*Problem statement*
Gather all lines with "that" from the records.

## Begin Exercise inputs

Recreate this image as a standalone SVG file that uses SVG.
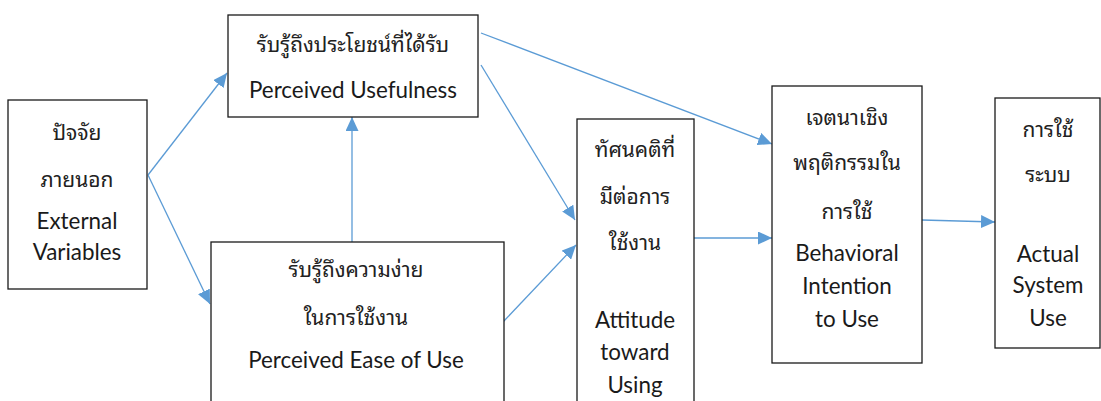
<svg xmlns="http://www.w3.org/2000/svg" width="1101" height="401" viewBox="0 0 1101 401">
  <style>
    .box { fill: #ffffff; stroke: #1a1a1a; stroke-width: 1.3; }
    .en { font-family: Lato, "Noto Sans", sans-serif; font-size: 22.4px; fill: #1a1a1a; text-anchor: middle; }
    .th { font-family: "Noto Sans Thai Looped", "Noto Sans Thai", "Noto Sans", sans-serif; font-size: 21px; fill: #222222; text-anchor: middle; }
    .link { stroke: #5b9bd5; stroke-width: 1.3; fill: none; marker-end: url(#arrow); }
  </style>
  <defs>
    <marker id="arrow" markerUnits="userSpaceOnUse" markerWidth="15" markerHeight="13" viewBox="0 0 15 13" refX="14" refY="6.5" orient="auto">
      <path d="M0,0 L14,6.5 L0,13 Z" fill="#5b9bd5"/>
    </marker>
  </defs>
  <rect width="1101" height="401" fill="#ffffff"/>

  <g id="connectors">
    <line class="link" x1="148" y1="175" x2="227" y2="73"/>
    <line class="link" x1="148" y1="175" x2="210" y2="304"/>
    <line class="link" x1="352" y1="242" x2="352" y2="117"/>
    <line class="link" x1="481" y1="65" x2="575" y2="220"/>
    <line class="link" x1="481" y1="33" x2="772" y2="144"/>
    <line class="link" x1="503" y1="322" x2="576" y2="245"/>
    <line class="link" x1="694" y1="238" x2="772" y2="238"/>
    <line class="link" x1="922" y1="220" x2="995" y2="222"/>
  </g>

  <g id="external-variables">
    <rect class="box" x="8" y="100" width="139" height="189"/>
    <text class="th" x="77" y="140">ปัจจัย</text>
    <text class="th" x="77" y="187">ภายนอก</text>
    <text class="en" x="77" y="229">External</text>
    <text class="en" x="77" y="260">Variables</text>
  </g>

  <g id="perceived-usefulness">
    <rect class="box" x="228" y="15" width="250" height="102"/>
    <text class="th" x="353" y="52">รับรู้ถึงประโยชน์ที่ได้รับ</text>
    <text class="en" x="353" y="98">Perceived Usefulness</text>
  </g>

  <g id="perceived-ease-of-use">
    <rect class="box" x="211" y="242" width="293" height="170"/>
    <text class="th" x="356" y="277">รับรู้ถึงความง่าย</text>
    <text class="th" x="356" y="325">ในการใช้งาน</text>
    <text class="en" x="356" y="368">Perceived Ease of Use</text>
  </g>

  <g id="attitude-toward-using">
    <rect class="box" x="577" y="119" width="117" height="293"/>
    <text class="th" x="635" y="157">ทัศนคติที่</text>
    <text class="th" x="635" y="204">มีต่อการ</text>
    <text class="th" x="635" y="250">ใช้งาน</text>
    <text class="en" x="635" y="328">Attitude</text>
    <text class="en" x="635" y="360">toward</text>
    <text class="en" x="635" y="393">Using</text>
  </g>

  <g id="behavioral-intention">
    <rect class="box" x="772" y="86" width="150" height="277"/>
    <text class="th" x="847" y="125">เจตนาเชิง</text>
    <text class="th" x="847" y="170">พฤติกรรมใน</text>
    <text class="th" x="847" y="219">การใช้</text>
    <text class="en" x="847" y="261">Behavioral</text>
    <text class="en" x="847" y="294">Intention</text>
    <text class="en" x="847" y="327">to Use</text>
  </g>

  <g id="actual-system-use">
    <rect class="box" x="995" y="98" width="105" height="250"/>
    <text class="th" x="1048" y="137">การใช้</text>
    <text class="th" x="1048" y="182">ระบบ</text>
    <text class="en" x="1048" y="262">Actual</text>
    <text class="en" x="1048" y="293">System</text>
    <text class="en" x="1048" y="326">Use</text>
  </g>
</svg>
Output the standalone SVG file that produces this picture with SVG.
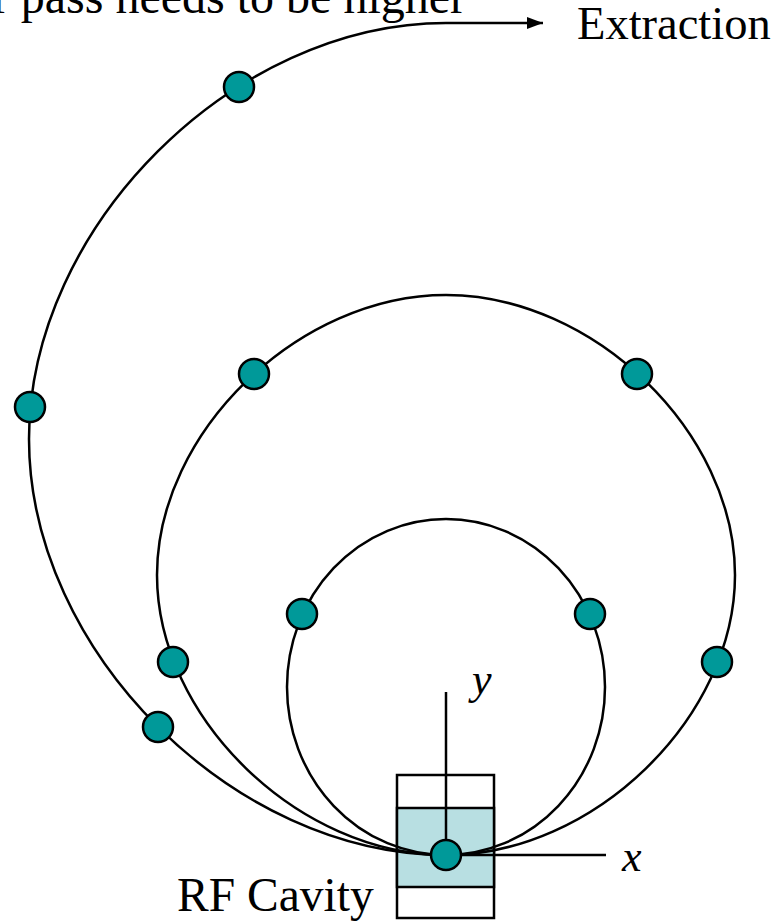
<svg xmlns="http://www.w3.org/2000/svg" width="777" height="922" viewBox="0 0 777 922">
<defs>
<style>
.curve{fill:none;stroke:#000;stroke-width:2.5}
.dot{fill:#009999;stroke:#000;stroke-width:2.5}
.lbl{font-family:"Liberation Serif","Times New Roman",serif;font-size:48px;fill:#000}
.ax{font-family:"Liberation Serif","Times New Roman",serif;font-size:44px;font-style:italic;fill:#000}
</style>
<marker id="arr" viewBox="0 0 16 12" refX="16" refY="6" markerWidth="16" markerHeight="12" markerUnits="userSpaceOnUse" orient="auto">
<path d="M0,0 L16,6 L0,12 Z" fill="#000"/>
</marker>
</defs>
<rect width="777" height="922" fill="#fff"/>
<g id="cavity">
<rect x="397" y="775" width="97" height="143" fill="#fff" stroke="#000" stroke-width="2.5"/>
<rect x="397" y="808" width="97" height="79" fill="#B8DFE2" stroke="#000" stroke-width="2.5"/>
</g>
<g id="connectors">
<path class="curve" d="M446,855 C233.3,855 29,651.2 29,439 C29,226.8 233.3,23 446,23 L543,23" marker-end="url(#arr)"/>
<path class="curve" d="M446,855 C298.6,855 157,717.8 157,575 C157,432.2 298.6,295 446,295 C593.4,295 735,432.2 735,575 C735,717.8 593.4,855 446,855 Z"/>
<ellipse class="curve" cx="446" cy="687" rx="159" ry="168"/>
<line class="curve" x1="446" y1="692" x2="446" y2="855"/>
<line class="curve" x1="446" y1="855" x2="606" y2="855"/>
</g>
<g id="dots">
<circle class="dot" cx="239" cy="87" r="15"/>
<circle class="dot" cx="30" cy="407" r="15"/>
<circle class="dot" cx="158" cy="727" r="15"/>
<circle class="dot" cx="254" cy="374" r="15"/>
<circle class="dot" cx="637" cy="374" r="15"/>
<circle class="dot" cx="173" cy="662" r="15"/>
<circle class="dot" cx="717" cy="662" r="15"/>
<circle class="dot" cx="302" cy="614" r="15"/>
<circle class="dot" cx="590" cy="614" r="15"/>
<circle class="dot" cx="446" cy="855" r="15"/>
</g>
<g id="labels">
<text class="lbl" x="466" y="13" text-anchor="end">r pass needs to be higher</text>
<text class="lbl" x="577" y="39" style="font-size:46.5px">Extraction</text>
<text class="lbl" x="177" y="911" style="font-size:47.5px">RF Cavity</text>
<text class="ax" x="472" y="694">y</text>
<text class="ax" x="622" y="871">x</text>
</g>
</svg>
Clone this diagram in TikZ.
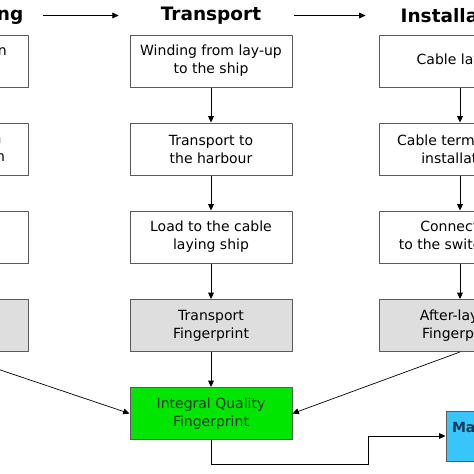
\documentclass[tikz,border=0pt]{standalone}
\usepackage{fontspec}
\setmainfont{DejaVu Sans}
\usepackage{xcolor}
\definecolor{frame}{HTML}{5A5A5A}
\definecolor{fpgray}{HTML}{DEDEDE}
\definecolor{iqgreen}{HTML}{00E600}
\definecolor{iqtext}{HTML}{103A10}
\definecolor{mtblue}{HTML}{38C6F8}
\definecolor{mttext}{HTML}{123A5C}
\usepackage{tikz}
\usetikzlibrary{arrows.meta,positioning,calc}
\tikzset{
  >={Triangle[length=2.2mm,width=2mm]},
  stage/.style  ={font=\fontsize{18.5}{22}\selectfont\bfseries,inner sep=0pt},
  task/.style   ={draw=frame,fill=white,line width=1pt,
                  font=\fontsize{14}{18}\selectfont,minimum height=52pt,
                  minimum width=162pt,align=center,inner sep=2pt},
  print/.style  ={task,fill=fpgray},
  flow/.style   ={->,draw=black,line width=0.7pt},
}
\begin{document}
\begin{tikzpicture}[x=1pt,y=-1pt]
\useasboundingbox (0,0) rectangle (474,474);
% stage headers
\node[stage] (hman) at (-53,15.5) {Manufacturing};
\node[stage] (htra) at (211,15.5) {Transport};
\node[stage] (hins) at (460,15.5) {Installation};
\draw[flow,shorten <=19pt,shorten >=42pt] (hman.east) -- (htra.west);
\draw[flow,shorten <=33pt,shorten >=35pt] (htra.east) -- (hins.west);
% manufacturing column
\node[task]  (m1) at (-53,61)    {Cable production\\in the factory};
\node[task]  (m2) at (-53,149)   {Final inspection\\of the full length};
\node[task]  (m3) at (-53,237)   {Storage in\\lay-up};
\node[print] (m4) at (-53,325.5) {Factory\\Fingerprint};
% transport column
\node[task]  (t1) at (211,61)    {Winding from lay-up\\to the ship};
\node[task]  (t2) at (211,149)   {Transport to\\the harbour};
\node[task]  (t3) at (211,237)   {Load to the cable\\laying ship};
\node[print] (t4) at (211,325.5) {Transport\\Fingerprint};
% installation column
\node[task]  (i1) at (460,61)    {Cable laying};
\node[task]  (i2) at (460,149)   {Cable termination\\installation};
\node[task]  (i3) at (460,237)   {Connection\\to the switchgear};
\node[print] (i4) at (460,325.5) {After-laying\\Fingerprint};
\foreach \c in {m,t,i}{
  \draw[flow] (\c1) -- (\c2);
  \draw[flow] (\c2) -- (\c3);
  \draw[flow] (\c3) -- (\c4);
}
% quality and maintenance
\node[task,fill=iqgreen,text=iqtext] (iq) at (211,413.5) {Integral Quality\\Fingerprint};
\node[task,fill=mtblue,text=mttext,font=\fontsize{14}{18}\selectfont\bfseries,
      minimum height=50pt,align=left,text width=150pt] (mt) at (527,436) {Maintenance\\~};
\draw[flow] (m4.south) -- (iq.west);
\draw[flow] (i4.south) -- (iq.east);
\draw[flow] (t4) -- (iq);
\draw[flow] (iq.south) -- ++(0,24) -| ($(mt.west)+(-77,0)$) -- (mt.west);
\end{tikzpicture}
\end{document}
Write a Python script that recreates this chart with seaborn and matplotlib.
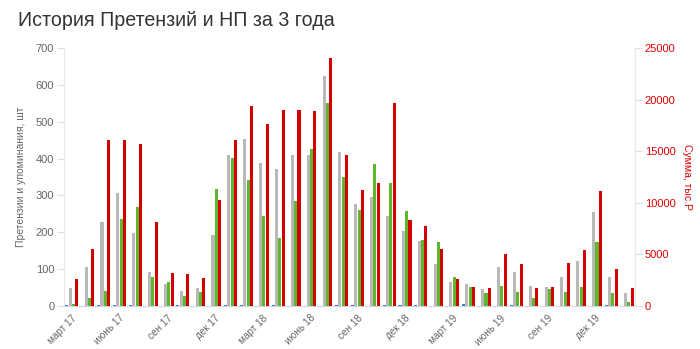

## End Exercise inputs

*Written response*
Recreate this image as a standalone SVG file that uses SVG.
Output the standalone SVG file that produces this picture with SVG.
Write a Python script that recreates this chart with seaborn and matplotlib.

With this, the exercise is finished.